ブランドを育てていくうえでのポイントは3つ。
①自分ならではのこだわり
②やりきる責任感
③弱さの自己開示

■BTSから分かるプロセスエコノミーの実例
BTSが世界市場で突き抜けた理由
様々な要因があるが、作品やメンバーに対してガチガチな縛りをかけていないことから、熱狂的なファンの活動により成長していった。ファンたちがメンバーの写真を使って広告をしたり、ダンス動画をアップしたりと自発的に応援・宣伝してくれるファンたちを増やしていった。
縛りがあった場合、この流れは生まれなかったと考えられる。
そして、彼らが歌う歌詞にはドキッとするほど哲学的なフレーズが書き込まれてたりする。ただ楽しく歌って踊って幸せになるのではなく、口ずさんでいる人が「あれ、これって私たちの問題でもあるよね?」とハッとする。
Whyが一人一人の人生のストーリーにしっかり落とし込まれていきながら、プロセスを共有しBTSのファンは一緒に歩んでいくようになる。緻密な戦略によって作りこまれたBTSがブレイクしたのは必然の結果と言える。

■自分を大事にして常に「Why」に立ち寄る
プロセスエコノミーのメリットばかりを説明してきたが、デメリットや危険性も存在する。
たとえば、注目を浴びるのが得意の人がプロセスを上手に開示することによって、実力以上に資金やファンを集めてしまう。するとどんどんプロセスの刺激を増やしていかないと、次に続かなかくなってしまう。しだいにより大きなチャレンジを掲げるしかない。そしてどんどん過激になっていく。
チャレンジのインフレ、みたいなものを招く結果になってしまう。
次第にチップを投げてくれた人に応えようとして、自分の中心軸にしてきた「モノサシ」がブレて、視聴者側により過ぎてしまう。創作活動の手段としてのプロセス配信だったはずが、プロセス配信自体が目的化してしまう。

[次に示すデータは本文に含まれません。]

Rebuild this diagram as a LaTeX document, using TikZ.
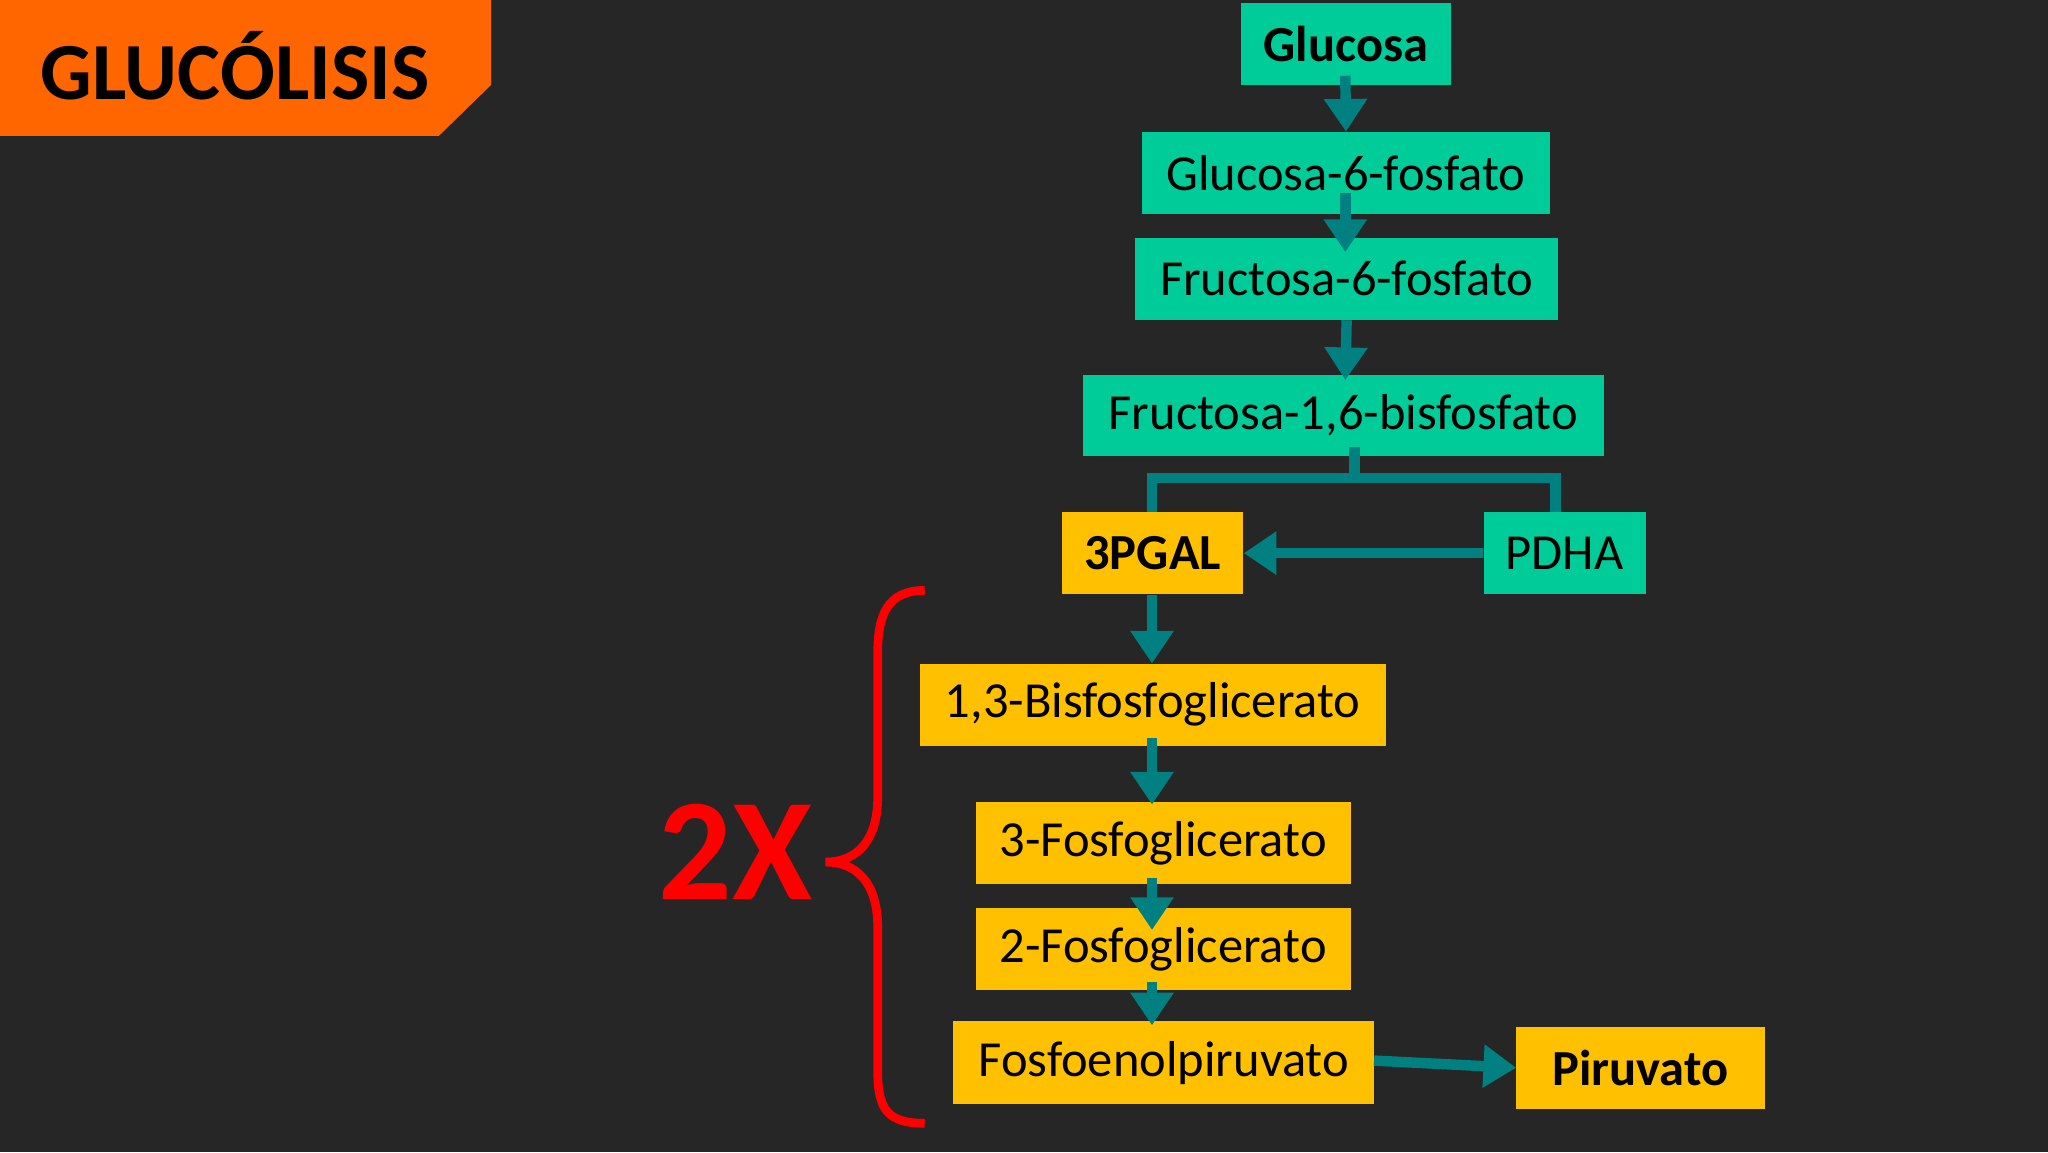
\documentclass[tikz,border=0pt]{standalone}
\usepackage{fontspec}
\setmainfont{Carlito}
\usetikzlibrary{fit,arrows.meta}
\definecolor{bg}{RGB}{38,38,38}
\definecolor{gr}{RGB}{0,204,153}
\definecolor{ye}{RGB}{255,192,0}
\definecolor{tl}{RGB}{0,128,128}
\definecolor{og}{RGB}{255,102,0}
\tikzset{
 bx/.style={inner sep=0pt},
 tx/.style={text=black,font=\fontsize{33}{34}\selectfont},
 tb/.style={text=black,font=\fontsize{33}{34}\selectfont\bfseries},
 gbox/.style={bx,fill=gr},
 ybox/.style={bx,fill=ye},
 ar/.style={tl,line width=0.24cm,-{Triangle[length=0.75cm,width=0.95cm]}},
 ln/.style={tl,line width=0.24cm}
}
\begin{document}
\begin{tikzpicture}[x=0.03cm,y=-0.03cm]
\fill[bg] (0,0) rectangle (1568,882);
\useasboundingbox (0,0) rectangle (1568,882);
\fill[og] (0,0) -- (376,0) -- (376,65) -- (336,104) -- (0,104) -- cycle;
\node[font=\fontsize{53}{54}\selectfont\bfseries,text=black] (title) at (180,50) {GLUCÓLISIS};
\node[gbox,fit={(950,2)(1111,65)},label={[tb]center:Glucosa}] (glu) {};
\node[gbox,fit={(874,101)(1187,164)},label={[tx]center:Glucosa-6-fosfato}] (g6p) {};
\node[gbox,fit={(869,182)(1193,245)},label={[tx]center:Fructosa-6-fosfato}] (f6p) {};
\node[gbox,fit={(829,287)(1228,349)},label={[tx]center:Fructosa-1,6-bisfosfato}] (f16) {};
\node[gbox,fit={(1136,392)(1260,455)},label={[tx]center:PDHA}] (pdha) {};
\node[ybox,fit={(813,392)(952,455)},label={[tb]center:3PGAL}] (pgal) {};
\node[ybox,fit={(704,508)(1061,571)},label={[tx]center:1,3-Bisfosfoglicerato}] (bpg) {};
\node[ybox,fit={(747,614)(1034,677)},label={[tx]center:3-Fosfoglicerato}] (p3) {};
\node[ybox,fit={(747,695)(1034,758)},label={[tx]center:2-Fosfoglicerato}] (p2) {};
\node[ybox,fit={(730,782)(1052,845)},label={[tx]center:Fosfoenolpiruvato}] (pep) {};
\node[ybox,fit={(1161,786)(1351,849)},label={[tb]center:Piruvato}] (pir) {};
\draw[ar] (1030,58) -- (glu.south |- g6p.north) ;
\draw[ar] (1030,148) -- (1030,193);
\draw[ar] (f6p.south) -- (1030,291);
\draw[ln] (1037,342) -- (1037,366);
\draw[ln] (882,392) -- (882,366) -- (1191,366) -- (1191,392);
\draw[ar] (pdha.west) -- (pgal.east);
\draw[ar] (pgal.south -| 882,0) -- (882,508);
\draw[ar] (882,565) -- (882,616);
\draw[ar] (882,672) -- (882,712);
\draw[ar] (882,752) -- (882,785);
\draw[ar] (1052,812) -- (pir.west);
\coordinate (bt) at (708,452);
\coordinate (bb) at (708,860);
\draw[red,line width=0.2cm] (bt) .. controls (680,452) and (672,470) .. (672,500)
  -- (672,610) .. controls (672,645) and (655,660) .. (632,660)
  .. controls (655,660) and (672,675) .. (672,710)
  -- (672,820) .. controls (672,850) and (680,860) .. (bb);
\node[text=red,font=\fontsize{95}{96}\selectfont\bfseries] (two) at (563,652) {2X};
\end{tikzpicture}
\end{document}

Whyも視聴者のコメントや配信に合わせるようになってしまう。作家がこれまで培ってきた軸がブレるようでは、最初は喜んでいたファンも違和感を覚えます。その人の軸である「モノサシ」がブレないからこそ、プロセスに価値が出る訳である。観客主体になっていくと、魅力的な自分を見失っていき、気付けば観客が創り出した虚像を生きるようになってしまう。焦って自分の身の丈に合わない挑戦をしてしまい、取り返しのつかない結果を招いてすまう危険性があることを認識しておく必要がある。
ただし、身の丈に合わないチャレンジが悪いということではない。
危険性を十分に認識しながら、自分が大切にしているのは何か?何のためにやるか?を常に自問自答することが重要である。

■影響力の危うさ
それなりに影響力が増すと、周りに称賛者が増えてくる。友達になりたいとか、肯定的な意見しか言わないというイエスマンも増えてゆく。批判や反対意見が耳に入らず、気付けば裸の王様状態になってしまう危険性がある。自分の外部をとりまく情報にフィルターがかかると、たちまち偏りが生じ、一面的な情報があたかも常識かのように勘違いをしてしまう。心地の良い情報しか入ってこなくなると、さらに先鋭化し、思考様式が凝り固まっていく。

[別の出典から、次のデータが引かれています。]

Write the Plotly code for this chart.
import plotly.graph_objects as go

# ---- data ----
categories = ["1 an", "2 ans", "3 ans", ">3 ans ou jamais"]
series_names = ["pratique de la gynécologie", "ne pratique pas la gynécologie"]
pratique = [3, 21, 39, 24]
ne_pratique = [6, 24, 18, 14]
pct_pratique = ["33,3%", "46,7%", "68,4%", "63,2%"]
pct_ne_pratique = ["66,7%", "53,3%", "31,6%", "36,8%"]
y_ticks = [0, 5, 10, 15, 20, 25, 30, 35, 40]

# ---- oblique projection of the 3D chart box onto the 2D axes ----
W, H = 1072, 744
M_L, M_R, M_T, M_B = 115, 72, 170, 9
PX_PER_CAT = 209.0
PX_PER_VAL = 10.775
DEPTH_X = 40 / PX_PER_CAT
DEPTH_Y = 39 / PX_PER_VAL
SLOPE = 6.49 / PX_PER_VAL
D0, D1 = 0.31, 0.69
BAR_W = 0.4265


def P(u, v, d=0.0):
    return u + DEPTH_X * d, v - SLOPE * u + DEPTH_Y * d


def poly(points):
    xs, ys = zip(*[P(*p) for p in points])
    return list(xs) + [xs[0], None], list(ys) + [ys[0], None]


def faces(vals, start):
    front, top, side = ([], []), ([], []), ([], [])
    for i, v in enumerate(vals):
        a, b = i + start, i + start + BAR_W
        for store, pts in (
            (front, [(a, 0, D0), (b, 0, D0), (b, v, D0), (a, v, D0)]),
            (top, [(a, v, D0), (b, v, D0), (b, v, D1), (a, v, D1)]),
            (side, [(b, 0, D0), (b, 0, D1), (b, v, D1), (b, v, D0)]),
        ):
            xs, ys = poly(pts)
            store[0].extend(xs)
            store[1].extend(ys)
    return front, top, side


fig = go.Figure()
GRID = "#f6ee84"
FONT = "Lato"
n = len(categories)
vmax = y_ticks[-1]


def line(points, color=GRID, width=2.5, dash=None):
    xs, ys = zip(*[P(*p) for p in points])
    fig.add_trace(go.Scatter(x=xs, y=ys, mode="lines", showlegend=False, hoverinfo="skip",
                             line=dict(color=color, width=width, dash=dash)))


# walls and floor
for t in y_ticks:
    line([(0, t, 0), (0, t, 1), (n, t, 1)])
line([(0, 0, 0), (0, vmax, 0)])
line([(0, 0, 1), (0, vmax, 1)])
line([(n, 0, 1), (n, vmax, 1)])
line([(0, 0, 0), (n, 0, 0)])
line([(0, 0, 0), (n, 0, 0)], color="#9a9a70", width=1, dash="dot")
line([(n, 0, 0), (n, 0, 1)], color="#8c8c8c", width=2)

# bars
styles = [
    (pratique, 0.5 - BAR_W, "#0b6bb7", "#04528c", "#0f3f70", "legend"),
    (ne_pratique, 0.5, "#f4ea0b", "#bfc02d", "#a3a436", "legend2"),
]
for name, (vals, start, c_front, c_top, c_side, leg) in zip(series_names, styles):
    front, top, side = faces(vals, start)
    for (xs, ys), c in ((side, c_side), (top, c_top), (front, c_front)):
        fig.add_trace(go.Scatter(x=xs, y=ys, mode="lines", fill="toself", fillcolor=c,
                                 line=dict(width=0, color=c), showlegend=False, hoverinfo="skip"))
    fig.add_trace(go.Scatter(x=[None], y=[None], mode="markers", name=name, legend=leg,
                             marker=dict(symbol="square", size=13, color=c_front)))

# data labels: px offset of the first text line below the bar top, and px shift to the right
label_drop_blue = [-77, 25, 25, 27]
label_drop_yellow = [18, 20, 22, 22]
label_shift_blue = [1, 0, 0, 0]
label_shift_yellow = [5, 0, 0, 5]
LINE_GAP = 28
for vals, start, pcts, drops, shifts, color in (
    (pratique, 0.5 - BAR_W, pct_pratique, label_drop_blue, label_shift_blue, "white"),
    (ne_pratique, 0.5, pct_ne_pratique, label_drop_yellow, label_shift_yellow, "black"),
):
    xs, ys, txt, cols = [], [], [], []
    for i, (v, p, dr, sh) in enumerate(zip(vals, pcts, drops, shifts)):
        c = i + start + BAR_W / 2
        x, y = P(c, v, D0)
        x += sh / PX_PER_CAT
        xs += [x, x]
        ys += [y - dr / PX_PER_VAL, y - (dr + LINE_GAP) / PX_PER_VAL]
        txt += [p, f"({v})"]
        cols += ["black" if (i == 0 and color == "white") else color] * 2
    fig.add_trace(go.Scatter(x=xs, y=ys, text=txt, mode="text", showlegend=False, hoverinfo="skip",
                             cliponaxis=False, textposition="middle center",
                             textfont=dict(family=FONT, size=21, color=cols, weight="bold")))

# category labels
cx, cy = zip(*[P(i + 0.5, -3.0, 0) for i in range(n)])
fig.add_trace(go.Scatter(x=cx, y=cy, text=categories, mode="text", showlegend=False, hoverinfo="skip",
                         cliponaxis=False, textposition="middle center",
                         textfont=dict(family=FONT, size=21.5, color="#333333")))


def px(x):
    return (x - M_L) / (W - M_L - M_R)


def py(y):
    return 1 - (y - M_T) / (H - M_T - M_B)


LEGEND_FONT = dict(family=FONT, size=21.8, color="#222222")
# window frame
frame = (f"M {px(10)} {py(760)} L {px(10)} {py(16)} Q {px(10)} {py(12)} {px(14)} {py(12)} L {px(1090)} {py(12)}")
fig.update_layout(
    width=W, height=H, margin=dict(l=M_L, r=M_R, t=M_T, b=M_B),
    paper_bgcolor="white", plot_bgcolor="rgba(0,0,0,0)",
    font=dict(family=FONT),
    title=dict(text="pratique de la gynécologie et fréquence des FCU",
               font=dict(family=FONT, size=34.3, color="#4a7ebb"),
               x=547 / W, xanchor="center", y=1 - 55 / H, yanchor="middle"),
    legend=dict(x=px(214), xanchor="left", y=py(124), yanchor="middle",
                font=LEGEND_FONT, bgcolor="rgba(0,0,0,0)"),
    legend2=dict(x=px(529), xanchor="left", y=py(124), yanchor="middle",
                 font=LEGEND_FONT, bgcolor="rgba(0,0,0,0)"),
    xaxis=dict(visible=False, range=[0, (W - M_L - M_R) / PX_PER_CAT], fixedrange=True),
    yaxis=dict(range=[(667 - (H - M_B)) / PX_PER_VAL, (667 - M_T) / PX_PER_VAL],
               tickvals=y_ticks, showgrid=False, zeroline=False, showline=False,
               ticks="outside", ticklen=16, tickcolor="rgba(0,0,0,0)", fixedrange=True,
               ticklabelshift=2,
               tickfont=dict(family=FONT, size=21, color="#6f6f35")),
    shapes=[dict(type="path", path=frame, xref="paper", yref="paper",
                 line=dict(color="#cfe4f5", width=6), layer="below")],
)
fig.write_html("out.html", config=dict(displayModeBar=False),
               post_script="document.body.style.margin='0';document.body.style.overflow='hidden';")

自分のプロセスに同行してくれる人が増えれば増えるほど、「自分の見ている風景が世界のすべてだ」と勘違いをしてしまうリスクがある。
ときどき外に踏み出して、自分が置かれている環境を客観視できるようにすると良い。

■正解がない時代の中で
難しい課題を正しく解決するよりも、楽しく解いていくという意識をもつことで、これまで価値を感じていなかった人たちにも届き、色んな人を巻き込んでいくことが出来る。
まずは得意なことをしっかり楽しむということを目的にすることで、やがては利他的な価値の創出に繋がっていくのである。

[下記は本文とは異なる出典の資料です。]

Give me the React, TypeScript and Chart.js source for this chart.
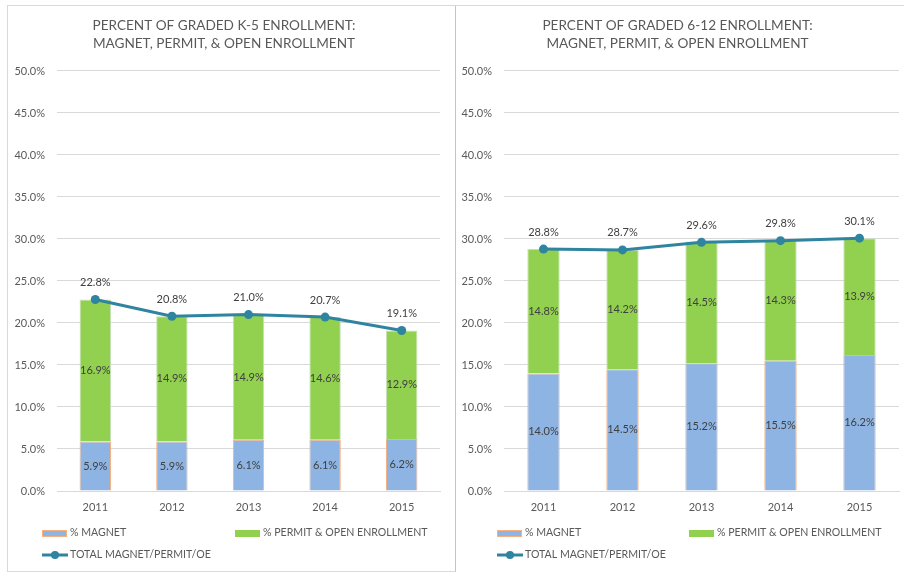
import React, { useEffect, useRef } from "react";
import { Chart, registerables } from "chart.js";

Chart.register(...registerables);

const years = ["2011", "2012", "2013", "2014", "2015"];

const k5Magnet = [5.9, 5.9, 6.1, 6.1, 6.2];
const k5Permit = [16.9, 14.9, 14.9, 14.6, 12.9];
const k5Total = [22.8, 20.8, 21.0, 20.7, 19.1];

const hsMagnet = [14.0, 14.5, 15.2, 15.5, 16.2];
const hsPermit = [14.8, 14.2, 14.5, 14.3, 13.9];
const hsTotal = [28.8, 28.7, 29.6, 29.8, 30.1];

const k5Title = ["PERCENT OF GRADED K-5 ENROLLMENT:", "MAGNET, PERMIT, & OPEN ENROLLMENT"];
const hsTitle = ["PERCENT OF GRADED 6-12 ENROLLMENT:", "MAGNET, PERMIT, & OPEN ENROLLMENT"];

const legendNames = ["% MAGNET", "% PERMIT & OPEN ENROLLMENT", "TOTAL MAGNET/PERMIT/OE"];

const FONT = "Lato, 'Open Sans', sans-serif";
const TEXT = "#595959";
const LABEL = "#404040";
const BLUE = "#8eb4e3";
const BLUE_BORDER = "#f4b183";
const GREEN = "#92d050";
const GREEN_BORDER = "#c5e0b4";
const TEAL = "#2f84a0";

type Cfg = {
  title: string[];
  magnet: number[];
  permit: number[];
  total: number[];
  yWidth: number;
  padRight: number;
  legendX: [number, number];
};

function makeChart(canvas: HTMLCanvasElement, cfg: Cfg) {
  const labelsPlugin = {
    id: "valueLabels",
    afterDatasetsDraw(chart: any) {
      const ctx = chart.ctx;
      ctx.save();
      ctx.font = `11px ${FONT}`;
      ctx.fillStyle = LABEL;
      ctx.textAlign = "center";
      ctx.textBaseline = "middle";
      chart.data.datasets.forEach((ds: any, di: number) => {
        const meta = chart.getDatasetMeta(di);
        meta.data.forEach((el: any, i: number) => {
          const v = ds.data[i] as number;
          const txt = v.toFixed(1) + "%";
          if (ds.type === "line") {
            ctx.fillText(txt, el.x, el.y - 17);
          } else {
            ctx.fillText(txt, el.x, (el.y + el.base) / 2);
          }
        });
      });
      ctx.restore();
    },
  };

  const legendPlugin = {
    id: "gridLegend",
    afterDraw(chart: any) {
      const ctx = chart.ctx;
      const area = chart.chartArea;
      const y1 = area.bottom + 42;
      const y2 = area.bottom + 64;
      const [xa, xb] = cfg.legendX;
      ctx.save();
      ctx.font = `10.6px ${FONT}`;
      ctx.fillStyle = TEXT;
      ctx.textBaseline = "middle";
      ctx.textAlign = "left";
      ctx.fillStyle = BLUE;
      ctx.fillRect(xa, y1 - 3, 25, 7);
      ctx.strokeStyle = BLUE_BORDER;
      ctx.lineWidth = 1;
      ctx.strokeRect(xa + 0.5, y1 - 2.5, 24, 6);
      ctx.fillStyle = TEXT;
      ctx.fillText(legendNames[0], xa + 28, y1);
      ctx.fillStyle = GREEN;
      ctx.fillRect(xb, y1 - 3, 25, 7);
      ctx.fillStyle = TEXT;
      ctx.fillText(legendNames[1], xb + 28, y1);
      ctx.strokeStyle = TEAL;
      ctx.lineWidth = 3;
      ctx.beginPath();
      ctx.moveTo(xa, y2);
      ctx.lineTo(xa + 26, y2);
      ctx.stroke();
      ctx.fillStyle = TEAL;
      ctx.beginPath();
      ctx.arc(xa + 13, y2, 4, 0, Math.PI * 2);
      ctx.fill();
      ctx.fillStyle = TEXT;
      ctx.fillText(legendNames[2], xa + 28, y2);
      ctx.restore();
    },
  };

  return new Chart(canvas, {
    type: "bar",
    data: {
      labels: years,
      datasets: [
        {
          type: "line",
          label: legendNames[2],
          data: cfg.total,
          borderColor: TEAL,
          backgroundColor: TEAL,
          borderWidth: 3,
          pointRadius: 4.5,
          pointBackgroundColor: TEAL,
          pointBorderWidth: 0,
          stack: "total",
          order: 0,
        } as any,
        {
          type: "bar",
          label: legendNames[0],
          data: cfg.magnet,
          backgroundColor: BLUE,
          borderColor: BLUE_BORDER,
          borderWidth: 1,
          stack: "bars",
          order: 1,
          barPercentage: 0.41,
          categoryPercentage: 1,
        },
        {
          type: "bar",
          label: legendNames[1],
          data: cfg.permit,
          backgroundColor: GREEN,
          borderColor: GREEN_BORDER,
          borderWidth: 1,
          stack: "bars",
          order: 1,
          barPercentage: 0.41,
          categoryPercentage: 1,
        },
      ],
    },
    options: {
      animation: false,
      responsive: false,
      maintainAspectRatio: false,
      layout: { padding: { left: 0, right: cfg.padRight, top: 0, bottom: 0 } },
      plugins: {
        legend: { display: false },
        tooltip: { enabled: false },
        title: {
          display: true,
          text: cfg.title,
          color: TEXT,
          font: { family: FONT, size: 13.6, weight: "normal", lineHeight: 1.36 },
          padding: { top: 10, bottom: 18 },
        },
      },
      scales: {
        x: {
          stacked: true,
          grid: { display: false, drawTicks: false },
          border: { color: "#d9d9d9", width: 1 },
          ticks: { color: TEXT, font: { family: FONT, size: 11 }, padding: 10 },
          afterFit: (s: any) => {
            s.height = 79;
          },
        },
        y: {
          stacked: true,
          min: 0,
          max: 50,
          grid: { color: "#d9d9d9", drawTicks: false },
          border: { display: false },
          ticks: {
            stepSize: 5,
            color: TEXT,
            font: { family: FONT, size: 11 },
            padding: 12,
            callback: (v: any) => Number(v).toFixed(1) + "%",
          },
          afterFit: (s: any) => {
            s.width = cfg.yWidth;
          },
        },
      },
    },
    plugins: [labelsPlugin, legendPlugin],
  } as any);
}

function Panel({ cfg, left, width }: { cfg: Cfg; left: number; width: number }) {
  const ref = useRef<HTMLCanvasElement>(null);
  useEffect(() => {
    if (!ref.current) return;
    const c = makeChart(ref.current, cfg);
    return () => c.destroy();
  }, []);
  return (
    <canvas
      ref={ref}
      width={width}
      height={564}
      style={{ position: "absolute", left, top: 6, width, height: 564 }}
    />
  );
}

export default function App() {
  return (
    <div
      style={{
        position: "absolute",
        left: 0,
        top: 0,
        width: 904,
        height: 572,
        background: "#ffffff",
        overflow: "hidden",
      }}
    >
      <div
        style={{
          position: "absolute",
          left: 7,
          top: 5,
          width: 447,
          height: 565,
          border: "1px solid #d9d9d9",
          borderRight: "1px solid #c4c4c4",
        }}
      />
      <div
        style={{
          position: "absolute",
          left: 455,
          top: 5,
          width: 460,
          height: 0,
          borderTop: "1px solid #d9d9d9",
        }}
      />
      <Panel
        left={8}
        width={446}
        cfg={{
          title: k5Title,
          magnet: k5Magnet,
          permit: k5Permit,
          total: k5Total,
          yWidth: 49,
          padRight: 14,
          legendX: [34, 227],
        }}
      />
      <Panel
        left={456}
        width={448}
        cfg={{
          title: hsTitle,
          magnet: hsMagnet,
          permit: hsPermit,
          total: hsTotal,
          yWidth: 48,
          padRight: 5,
          legendX: [41, 233],
        }}
      />
    </div>
  );
}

このプロセス目的的な生き方は変化の早い時代の中でとても大切である。
昭和の時代は、ないものをあるに変えていくタイミングだったので、安くていい車を作るとか、他社よりもコンパクトなパソコンを作るとか「結果目的的」だった。変化の多い時代は何処にゴールがあるかわからないので、ただ走っていることが楽しいあら走るということが大切で、そういった人が結果を残していく。